Frequently Asked Questions (FAQs)
1. Why is my cheesecake cracking? Cracking can occur due to rapid temperature changes. The slow cooling process outlined in the recipe is designed to prevent this. Also, avoid overbaking.
2. Can I use low-fat cream cheese or sour cream? While you can, it will affect the texture and richness of the cheesecake. Full-fat versions are recommended for the best results.
3. How do I know when the cheesecake is done? The cheesecake is done when the edges are set but the center still jiggles slightly. It will continue to set as it cools.
4. Can I freeze this cheesecake? Yes, you can freeze this cheesecake. Wrap it tightly in plastic wrap and then in foil. Thaw it in the refrigerator overnight before serving.
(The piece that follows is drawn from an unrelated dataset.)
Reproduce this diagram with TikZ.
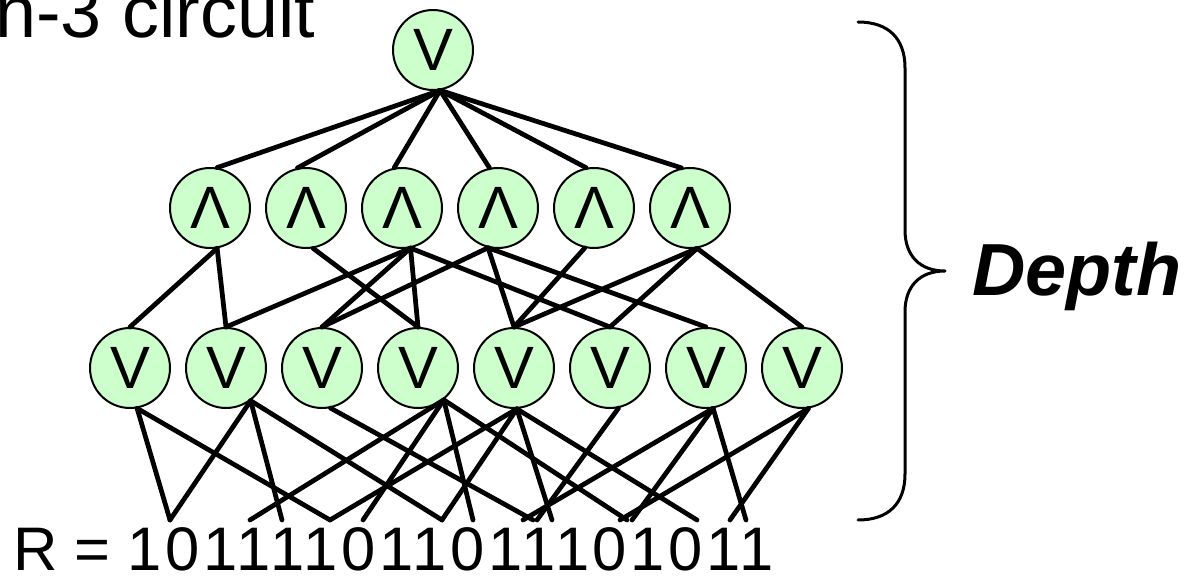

5. What can I substitute for graham cracker crumbs? You can use other cookie crumbs, like vanilla wafers or digestive biscuits.
6. Can I use a different size pan? A 9-inch springform pan is ideal. Using a different size will affect the baking time.
7. Why do I need to separate the eggs? Separating the eggs and beating the whites separately adds lightness and airiness to the cheesecake, resulting in a smoother texture.
8. My cheesecake is too dense. What did I do wrong? You may have overmixed the batter. Remember to mix until just combined.
9. Can I add chocolate to this cheesecake? Yes! Melt some chocolate and swirl it into the batter before baking.
10. How long will this cheesecake last in the refrigerator? This cheesecake will last for up to 5 days in the refrigerator, properly stored.
11. Can I use a stand mixer instead of a hand mixer? Yes, you can use a stand mixer. Just be careful not to overmix the batter.
12. What’s the best way to cut the cheesecake for serving? Use a warm, wet knife to slice the cheesecake cleanly. Wipe the knife clean between slices.
With this recipe and these helpful tips, you’re well on your way to creating a truly exceptional cheesecake. Enjoy the process, and savor every delicious bite!